Huffgram will convert any piece of text into a word phrase that is easier to memorize. You might use it to memorize a phone number, a password, or even some digits of π. When you need the original text back, Huffgram can recover it from the word phrase.
How it works
Using a corpus composed of a handful of modern classic novels (e.g., To Kill a Mockingbird), I constructed a bunch of Huffman trees. Each unique word in the corpus gets its own Huffman tree, which is generated from the probability distribution over subsequent words. Thus, the Huffman trees approximate a bigram model. All of those Huffman trees (~900kb of minified JSON) are loaded by the browser. You can download the file here.
Essentially, Huffgram interprets the input as compressed data and decompresses it using those Huffman trees. For each word \(w\), Huffgram “decompresses” the next word by traversing the Huffman tree for \(w\) according to the next few bits in the input. To choose the initial word, there is a Huffman tree generated by the probability distribution over words that start sentences in the corpus.
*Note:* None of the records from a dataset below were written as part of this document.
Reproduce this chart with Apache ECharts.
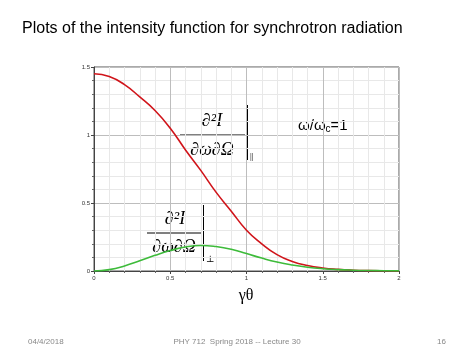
<!DOCTYPE html>
<html><head><meta charset="utf-8">
<script src="https://cdn.jsdelivr.net/npm/echarts@6/dist/echarts.min.js"></script>
<style>html,body{margin:0;padding:0;background:#fff}#c{width:474px;height:355px}</style>
</head><body><div id="c"></div>
<script>
const gammaTheta = [0,0.1,0.2,0.3,0.4,0.5,0.6,0.7,0.8,0.9,1.0,1.1,1.2,1.3,1.4,1.5,1.6,1.7,1.8,1.9,2.0];
const parallelI = [1.45,1.43,1.37,1.28,1.18,1.05,0.89,0.74,0.58,0.44,0.30,0.20,0.12,0.07,0.04,0.022,0.012,0.006,0.003,0.0015,0.001];
const perpI = [0,0.01,0.037,0.075,0.115,0.15,0.177,0.188,0.18,0.16,0.128,0.095,0.066,0.044,0.028,0.017,0.01,0.006,0.0035,0.002,0.001];
const xTicks = [0,0.5,1,1.5,2];
const yTicks = [0,0.5,1,1.5];

const chart = echarts.init(document.getElementById('c'));
const serif = '"Liberation Serif","DejaVu Serif",serif';
const sans = '"Liberation Sans",Arial,sans-serif';
const pair = (xs, ys) => xs.map((x,i)=>[x, ys[i]]);
chart.setOption({
  animation:false,
  backgroundColor:'#fff',
  grid:{left:94,right:75,top:67,bottom:84,show:true,borderColor:'#555',borderWidth:1},
  xAxis:{type:'value',min:xTicks[0],max:xTicks[xTicks.length-1],interval:0.5,
    axisLine:{lineStyle:{color:'#444',width:1}},
    axisTick:{show:true,length:3,lineStyle:{color:'#444'}},
    minorTick:{show:true,splitNumber:5,length:2,lineStyle:{color:'#666'}},
    splitLine:{show:true,lineStyle:{color:'#bdbdbd',width:1}},
    minorSplitLine:{show:true,lineStyle:{color:'#e8e8e8',width:1}},
    axisLabel:{fontSize:6,color:'#333',margin:4,fontFamily:sans,formatter:v=>String(v)}},
  yAxis:{type:'value',min:yTicks[0],max:yTicks[yTicks.length-1],interval:0.5,
    axisLine:{show:true,lineStyle:{color:'#444',width:1}},
    axisTick:{show:true,length:3,lineStyle:{color:'#444'}},
    minorTick:{show:true,splitNumber:5,length:2,lineStyle:{color:'#666'}},
    splitLine:{show:true,lineStyle:{color:'#bdbdbd',width:1}},
    minorSplitLine:{show:true,lineStyle:{color:'#e8e8e8',width:1}},
    axisLabel:{fontSize:6,color:'#333',margin:4,fontFamily:sans,formatter:v=>String(v)}},
  series:[
    {type:'line',data:pair(gammaTheta,parallelI),smooth:true,showSymbol:false,z:3,
     lineStyle:{color:'#d0141a',width:1.6}},
    {type:'line',data:pair(gammaTheta,perpI),smooth:true,showSymbol:false,z:4,
     lineStyle:{color:'#3dbb3a',width:1.6}}
  ],
  graphic:[
    {type:'text',left:22,top:21,style:{text:'Plots of the intensity function for synchrotron radiation',font:'16px '+sans,fill:'#000'}},
    // parallel fraction
    {type:'text',x:212,y:121,style:{text:'∂²I',font:'italic 18px '+serif,fill:'#000',align:'center',verticalAlign:'middle'}},
    {type:'line',shape:{x1:180,y1:135,x2:245,y2:135},style:{stroke:'#000',lineWidth:1}},
    {type:'text',x:212,y:150,style:{text:'∂ω∂Ω',font:'italic 18px '+serif,fill:'#000',align:'center',verticalAlign:'middle'}},
    {type:'line',shape:{x1:247.5,y1:105,x2:247.5,y2:160},style:{stroke:'#000',lineWidth:1}},
    {type:'text',x:250,y:157,style:{text:'||',font:'9px '+serif,fill:'#000',align:'left',verticalAlign:'middle'}},
    // omega label
    {type:'text',x:298,y:126,style:{
      rich:{a:{font:'15px '+sans,fill:'#000'},s:{font:'10px '+sans,fill:'#000',verticalAlign:'bottom',padding:[6,0,0,0]}},
      text:'{a|ω/ω}{s|c}{a|=1}',verticalAlign:'middle'}},
    // perpendicular fraction
    {type:'text',x:175,y:219,style:{text:'∂²I',font:'italic 18px '+serif,fill:'#000',align:'center',verticalAlign:'middle'}},
    {type:'line',shape:{x1:147,y1:233,x2:201,y2:233},style:{stroke:'#000',lineWidth:1}},
    {type:'text',x:174,y:247,style:{text:'∂ω∂Ω',font:'italic 18px '+serif,fill:'#000',align:'center',verticalAlign:'middle'}},
    {type:'line',shape:{x1:203.5,y1:205,x2:203.5,y2:261},style:{stroke:'#000',lineWidth:1}},
    {type:'text',x:206,y:260,style:{text:'⊥',font:'9px '+serif,fill:'#000',align:'left',verticalAlign:'middle'}},
    // axis title
    {type:'text',x:246,y:296,style:{text:'γθ',font:'16px '+serif,fill:'#000',align:'center',verticalAlign:'middle'}},
    // footer
    {type:'text',x:28,y:342,style:{text:'04/4/2018',font:'8px '+sans,fill:'#888',verticalAlign:'middle'}},
    {type:'text',x:237,y:342,style:{text:'PHY 712  Spring 2018 -- Lecture 30',font:'8px '+sans,fill:'#888',align:'center',verticalAlign:'middle'}},
    {type:'text',x:446,y:342,style:{text:'16',font:'8px '+sans,fill:'#888',align:'right',verticalAlign:'middle'}}
  ]
});
</script></body></html>
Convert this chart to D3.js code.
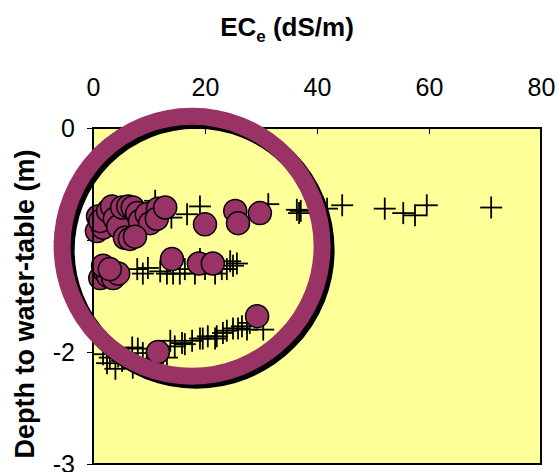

You might wonder what happens if, at the end of the input, there aren’t enough bits to reach the bottom of the last Huffman tree. We could try finishing the path in some arbitrary way (e.g., always go left) to get to a word, but then the mapping wouldn’t be invertible. So we might have some bits at the end which don’t complete a word. To resolve that, we have a special list of special end words, and we treat those final bits as an index into that list.